### MATERIAL

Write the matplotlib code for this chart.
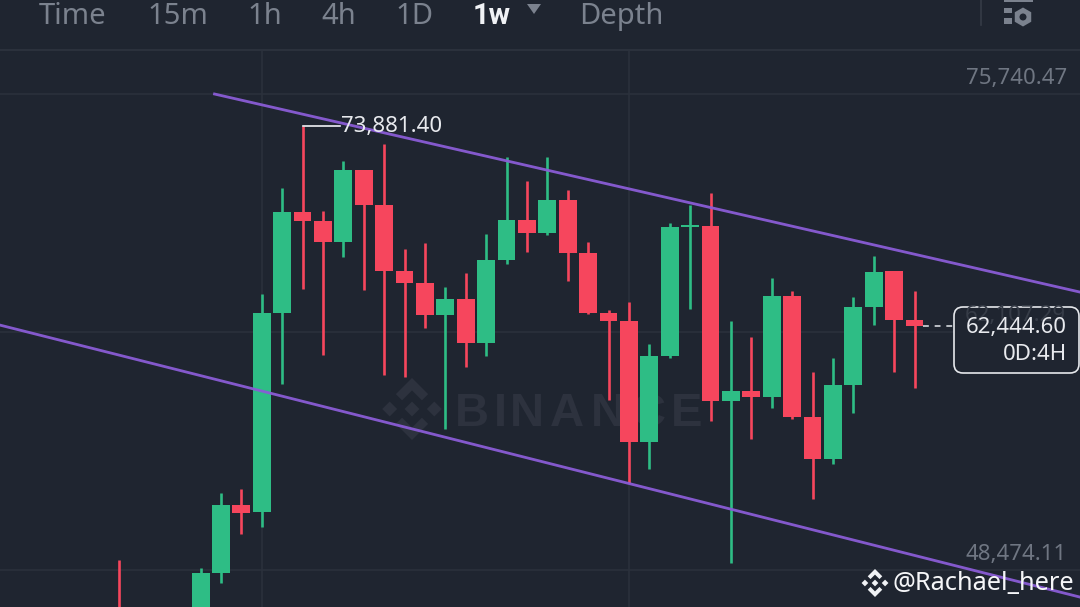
import matplotlib
matplotlib.use("Agg")
import matplotlib.pyplot as plt
from matplotlib.patches import Polygon, Rectangle, FancyBboxPatch, Circle, RegularPolygon

BG = "#1f2530"; GRID = "#2b313c"; GREEN = "#2ebd85"; RED = "#f6465d"; PURPLE = "#8a5cd6"
FAINT = "#6f7682"; NAV = "#7b828e"; WM = "#2d323e"

candle_x = [-4, 0, 1, 2, 3, 4, 5, 6, 7, 8, 9, 10, 11, 12, 13, 14, 15, 16, 17, 18, 19,
            20, 21, 22, 23, 24, 25, 26, 27, 28, 29, 30, 31, 32, 33, 34, 35]
opens = [45600, 45500, 48303, 52198, 51797, 63196, 68981, 68466, 67263, 71387, 69383,
         65602, 64915, 63081, 63998, 61478, 66232, 68523, 67779, 69669, 66633, 63196,
         62738, 55807, 60733, 68122, 68180, 58155, 58728, 58385, 64170, 57239, 54833,
         59072, 63540, 65602, 62795]
closes = [45000, 48303, 52198, 51740, 63196, 68981, 68466, 67263, 71387, 69383, 65602,
          64915, 63081, 63998, 61478, 66232, 68523, 67779, 69669, 66633, 63196, 62738,
          55807, 60733, 68122, 68237, 58155, 58728, 58385, 64170, 57239, 54833, 59072,
          63540, 65545, 62795, 62444.6]
highs = [49048, 48589, 52885, 53114, 64285, 70356, 73881.4, 69039, 71903, 71387, 72877,
         66862, 67206, 64686, 65487, 67722, 72132, 70757, 72132, 70242, 67263, 63368,
         63826, 61421, 68351, 69383, 70070, 62738, 61822, 65201, 64456, 59817, 60619,
         64112, 66461, 65602, 64456]
lows = [44500, 45000, 47730, 50537, 50938, 59130, 64571, 60791, 66404, 64514, 59645,
        59531, 62337, 56552, 60103, 60733, 66003, 66690, 67664, 65029, 63139, 58213,
        53458, 54260, 60619, 63425, 57010, 48876, 55979, 57754, 57124, 52542, 54546,
        57468, 62509, 59817, 58900]

grid_prices = [75740.47, 62107.29, 48474.11]
grid_labels = ["75,740.47", "62,107.29", "48,474.11"]
grid_times = [3, 21]
upper_x = [0.686, 43.09]; upper_y = [75740, 64400]
lower_x = [-9.853, 43.09]; lower_y = [62509, 46929]
high_value = 73881.40; high_label = "73,881.40"
last_price = 62444.60; last_label = "62,444.60"; countdown = "0D:4H"
nav_labels = ["Time", "15m", "1h", "4h", "1D", "1w", "Depth"]
nav_left = [39, 147, 247, 321, 395, 473, 579]
wm_letters = list("BINANCE")
wm_left = [455, 494, 510, 550, 591, 631, 671]

plt.rcParams["font.family"] = ["Noto Sans", "DejaVu Sans"]
fig = plt.figure(figsize=(10.8, 6.07), dpi=100, facecolor=BG)
ax = fig.add_axes([0, 0, 1, 1], facecolor=BG)
ax.set_xlim(-9.83, 43.113)
ax.set_ylim(46355, 81125)
ax.axis("off")
ov = fig.add_axes([0, 0, 1, 1], facecolor="none")
ov.set_xlim(0, 1080); ov.set_ylim(607, 0); ov.axis("off")
ov.set_zorder(0); ax.set_zorder(1); ax.patch.set_alpha(0)

# grid
for p in grid_prices:
    ax.axhline(p, color=GRID, lw=1.2, zorder=1)
ax.vlines(grid_times, 46355, 78261, color=GRID, lw=1.2, zorder=1)

# watermark
def diamond(a, cx, cy, r, color, z=1.5):
    a.add_patch(Polygon([(cx-r, cy), (cx, cy-r), (cx+r, cy), (cx, cy+r)], closed=True,
                        fc=color, ec="none", zorder=z))
def chevron(a, cx, cy, r, t, sign, color, z=1.5):
    pts = [(cx-r, cy), (cx, cy-sign*r), (cx+r, cy), (cx+r-t, cy+sign*t),
           (cx, cy-sign*(r-2*t)), (cx-r+t, cy+sign*t)]
    a.add_patch(Polygon(pts, closed=True, fc=color, ec="none", zorder=z))
def logo(a, cx, cy, s, color, z=1.5):
    diamond(a, cx, cy, 0.24*s, color, z)
    diamond(a, cx-0.72*s, cy, 0.24*s, color, z)
    diamond(a, cx+0.72*s, cy, 0.24*s, color, z)
    chevron(a, cx, cy-0.48*s, 0.52*s, 0.2*s, 1, color, z)
    chevron(a, cx, cy+0.48*s, 0.52*s, 0.2*s, -1, color, z)
logo(ov, 412, 409, 31, WM)
for letter, x in zip(wm_letters, wm_left):
    ov.text(x, 426, letter, color=WM, fontsize=34, fontweight="bold", va="baseline", ha="left",
            family="Liberation Sans", zorder=1.5)

# top bar
ov.axhline(50, color=GRID, lw=1.5, zorder=1)
for lab, x in zip(nav_labels, nav_left):
    active = lab == "1w"
    ov.text(x, 24, lab, color="#f0f2f5" if active else NAV, fontsize=21, ha="left",
            va="baseline", family="Roboto" if active else "Noto Sans",
            fontweight="bold" if active else "normal")
ov.add_patch(Polygon([(527, 4), (541, 4), (534, 14)], closed=True, fc=NAV, ec="none"))
ov.plot([981, 981], [0, 25], color="#353b46", lw=1.2)
ov.add_patch(Rectangle((1004, 8), 8, 5, fc=NAV, ec="none"))
ov.add_patch(Rectangle((1004, 18), 8, 6, fc=NAV, ec="none"))
ov.add_patch(Rectangle((1004, -1), 29, 3, fc=NAV, ec="none"))
ov.add_patch(RegularPolygon((1023, 17), 6, radius=9.5, fc=NAV, ec="none"))
ov.add_patch(Circle((1023, 17), 3.5, fc=BG, ec="none"))

# candles
for x, o, c, h, l in zip(candle_x, opens, closes, highs, lows):
    col = GREEN if c >= o else RED
    ax.vlines(x, l, h, color=col, lw=1.9, zorder=3)
    ax.bar(x, abs(c-o), bottom=min(o, c), width=0.88, color=col, linewidth=0, zorder=3)

# trend lines
ax.plot(upper_x, upper_y, color=PURPLE, lw=2.0, zorder=4, alpha=0.95)
ax.plot(lower_x, lower_y, color=PURPLE, lw=2.0, zorder=4, alpha=0.95)

# high marker
ax.plot([5, 6.85], [high_value, high_value], color="#f0f2f5", lw=1.2, zorder=5)
ax.text(6.87, high_value, high_label, color="#e8eaee", fontsize=16, va="center", ha="left", zorder=6)

# price axis labels
for p, lab in zip(grid_prices, grid_labels):
    if lab != "62,107.29":
        ax.text(1067/20.4-9.83, p+16*57.28, lab, color=FAINT, fontsize=16, ha="right", va="center", zorder=2)

# last price
ax.plot([35.4, 36.9], [last_price, last_price], color="#d5d8dd", lw=1.2, ls=(0, (3.5, 3.5)), zorder=5)
box = FancyBboxPatch((954, 307), 125, 66, boxstyle="round,pad=0,rounding_size=9",
                     fc=BG, ec="#e6e8ec", lw=1.2, zorder=6)
ax2 = fig.add_axes([0, 0, 1, 1], facecolor="none")
ax2.set_xlim(0, 1080); ax2.set_ylim(607, 0); ax2.axis("off"); ax2.set_zorder(2)
ax2.add_patch(box)
ax2.text(1066, 316, "62,107.29", color="#363c47", fontsize=16, ha="right", va="center", zorder=7)
ax2.text(1067, 327, last_label, color="#e8eaee", fontsize=16, ha="right", va="center", zorder=8)
ax2.text(1067, 355, countdown, color="#e8eaee", fontsize=16, ha="right", va="center", zorder=8)

# credit
logo(ax2, 875, 583, 14, "#f0f2f5", 8)
ax2.text(892, 583, "@Rachael_here", color="#f5f6f8", fontsize=18.3, ha="left", va="center", zorder=8)

fig.savefig("out.png", dpi=100, facecolor=BG)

######

# [YOUR GOAL]
All of the data needs repeating exactly, but the pictures do not.

# [REPLY]
Write the matplotlib code for this chart.
import matplotlib
matplotlib.use("Agg")
import matplotlib.pyplot as plt
from matplotlib.patches import Polygon, Rectangle, FancyBboxPatch, Circle, RegularPolygon

BG = "#1f2530"; GRID = "#2b313c"; GREEN = "#2ebd85"; RED = "#f6465d"; PURPLE = "#8a5cd6"
FAINT = "#6f7682"; NAV = "#7b828e"; WM = "#2d323e"

candle_x = [-4, 0, 1, 2, 3, 4, 5, 6, 7, 8, 9, 10, 11, 12, 13, 14, 15, 16, 17, 18, 19,
            20, 21, 22, 23, 24, 25, 26, 27, 28, 29, 30, 31, 32, 33, 34, 35]
opens = [45600, 45500, 48303, 52198, 51797, 63196, 68981, 68466, 67263, 71387, 69383,
         65602, 64915, 63081, 63998, 61478, 66232, 68523, 67779, 69669, 66633, 63196,
         62738, 55807, 60733, 68122, 68180, 58155, 58728, 58385, 64170, 57239, 54833,
         59072, 63540, 65602, 62795]
closes = [45000, 48303, 52198, 51740, 63196, 68981, 68466, 67263, 71387, 69383, 65602,
          64915, 63081, 63998, 61478, 66232, 68523, 67779, 69669, 66633, 63196, 62738,
          55807, 60733, 68122, 68237, 58155, 58728, 58385, 64170, 57239, 54833, 59072,
          63540, 65545, 62795, 62444.6]
highs = [49048, 48589, 52885, 53114, 64285, 70356, 73881.4, 69039, 71903, 71387, 72877,
         66862, 67206, 64686, 65487, 67722, 72132, 70757, 72132, 70242, 67263, 63368,
         63826, 61421, 68351, 69383, 70070, 62738, 61822, 65201, 64456, 59817, 60619,
         64112, 66461, 65602, 64456]
lows = [44500, 45000, 47730, 50537, 50938, 59130, 64571, 60791, 66404, 64514, 59645,
        59531, 62337, 56552, 60103, 60733, 66003, 66690, 67664, 65029, 63139, 58213,
        53458, 54260, 60619, 63425, 57010, 48876, 55979, 57754, 57124, 52542, 54546,
        57468, 62509, 59817, 58900]

grid_prices = [75740.47, 62107.29, 48474.11]
grid_labels = ["75,740.47", "62,107.29", "48,474.11"]
grid_times = [3, 21]
upper_x = [0.686, 43.09]; upper_y = [75740, 64400]
lower_x = [-9.853, 43.09]; lower_y = [62509, 46929]
high_value = 73881.40; high_label = "73,881.40"
last_price = 62444.60; last_label = "62,444.60"; countdown = "0D:4H"
nav_labels = ["Time", "15m", "1h", "4h", "1D", "1w", "Depth"]
nav_left = [39, 147, 247, 321, 395, 473, 579]
wm_letters = list("BINANCE")
wm_left = [455, 494, 510, 550, 591, 631, 671]

plt.rcParams["font.family"] = ["Noto Sans", "DejaVu Sans"]
fig = plt.figure(figsize=(10.8, 6.07), dpi=100, facecolor=BG)
ax = fig.add_axes([0, 0, 1, 1], facecolor=BG)
ax.set_xlim(-9.83, 43.113)
ax.set_ylim(46355, 81125)
ax.axis("off")
ov = fig.add_axes([0, 0, 1, 1], facecolor="none")
ov.set_xlim(0, 1080); ov.set_ylim(607, 0); ov.axis("off")
ov.set_zorder(0); ax.set_zorder(1); ax.patch.set_alpha(0)

# grid
for p in grid_prices:
    ax.axhline(p, color=GRID, lw=1.2, zorder=1)
ax.vlines(grid_times, 46355, 78261, color=GRID, lw=1.2, zorder=1)

# watermark
def diamond(a, cx, cy, r, color, z=1.5):
    a.add_patch(Polygon([(cx-r, cy), (cx, cy-r), (cx+r, cy), (cx, cy+r)], closed=True,
                        fc=color, ec="none", zorder=z))
def chevron(a, cx, cy, r, t, sign, color, z=1.5):
    pts = [(cx-r, cy), (cx, cy-sign*r), (cx+r, cy), (cx+r-t, cy+sign*t),
           (cx, cy-sign*(r-2*t)), (cx-r+t, cy+sign*t)]
    a.add_patch(Polygon(pts, closed=True, fc=color, ec="none", zorder=z))
def logo(a, cx, cy, s, color, z=1.5):
    diamond(a, cx, cy, 0.24*s, color, z)
    diamond(a, cx-0.72*s, cy, 0.24*s, color, z)
    diamond(a, cx+0.72*s, cy, 0.24*s, color, z)
    chevron(a, cx, cy-0.48*s, 0.52*s, 0.2*s, 1, color, z)
    chevron(a, cx, cy+0.48*s, 0.52*s, 0.2*s, -1, color, z)
logo(ov, 412, 409, 31, WM)
for letter, x in zip(wm_letters, wm_left):
    ov.text(x, 426, letter, color=WM, fontsize=34, fontweight="bold", va="baseline", ha="left",
            family="Liberation Sans", zorder=1.5)

# top bar
ov.axhline(50, color=GRID, lw=1.5, zorder=1)
for lab, x in zip(nav_labels, nav_left):
    active = lab == "1w"
    ov.text(x, 24, lab, color="#f0f2f5" if active else NAV, fontsize=21, ha="left",
            va="baseline", family="Roboto" if active else "Noto Sans",
            fontweight="bold" if active else "normal")
ov.add_patch(Polygon([(527, 4), (541, 4), (534, 14)], closed=True, fc=NAV, ec="none"))
ov.plot([981, 981], [0, 25], color="#353b46", lw=1.2)
ov.add_patch(Rectangle((1004, 8), 8, 5, fc=NAV, ec="none"))
ov.add_patch(Rectangle((1004, 18), 8, 6, fc=NAV, ec="none"))
ov.add_patch(Rectangle((1004, -1), 29, 3, fc=NAV, ec="none"))
ov.add_patch(RegularPolygon((1023, 17), 6, radius=9.5, fc=NAV, ec="none"))
ov.add_patch(Circle((1023, 17), 3.5, fc=BG, ec="none"))

# candles
for x, o, c, h, l in zip(candle_x, opens, closes, highs, lows):
    col = GREEN if c >= o else RED
    ax.vlines(x, l, h, color=col, lw=1.9, zorder=3)
    ax.bar(x, abs(c-o), bottom=min(o, c), width=0.88, color=col, linewidth=0, zorder=3)

# trend lines
ax.plot(upper_x, upper_y, color=PURPLE, lw=2.0, zorder=4, alpha=0.95)
ax.plot(lower_x, lower_y, color=PURPLE, lw=2.0, zorder=4, alpha=0.95)

# high marker
ax.plot([5, 6.85], [high_value, high_value], color="#f0f2f5", lw=1.2, zorder=5)
ax.text(6.87, high_value, high_label, color="#e8eaee", fontsize=16, va="center", ha="left", zorder=6)

# price axis labels
for p, lab in zip(grid_prices, grid_labels):
    if lab != "62,107.29":
        ax.text(1067/20.4-9.83, p+16*57.28, lab, color=FAINT, fontsize=16, ha="right", va="center", zorder=2)

# last price
ax.plot([35.4, 36.9], [last_price, last_price], color="#d5d8dd", lw=1.2, ls=(0, (3.5, 3.5)), zorder=5)
box = FancyBboxPatch((954, 307), 125, 66, boxstyle="round,pad=0,rounding_size=9",
                     fc=BG, ec="#e6e8ec", lw=1.2, zorder=6)
ax2 = fig.add_axes([0, 0, 1, 1], facecolor="none")
ax2.set_xlim(0, 1080); ax2.set_ylim(607, 0); ax2.axis("off"); ax2.set_zorder(2)
ax2.add_patch(box)
ax2.text(1066, 316, "62,107.29", color="#363c47", fontsize=16, ha="right", va="center", zorder=7)
ax2.text(1067, 327, last_label, color="#e8eaee", fontsize=16, ha="right", va="center", zorder=8)
ax2.text(1067, 355, countdown, color="#e8eaee", fontsize=16, ha="right", va="center", zorder=8)

# credit
logo(ax2, 875, 583, 14, "#f0f2f5", 8)
ax2.text(892, 583, "@Rachael_here", color="#f5f6f8", fontsize=18.3, ha="left", va="center", zorder=8)

fig.savefig("out.png", dpi=100, facecolor=BG)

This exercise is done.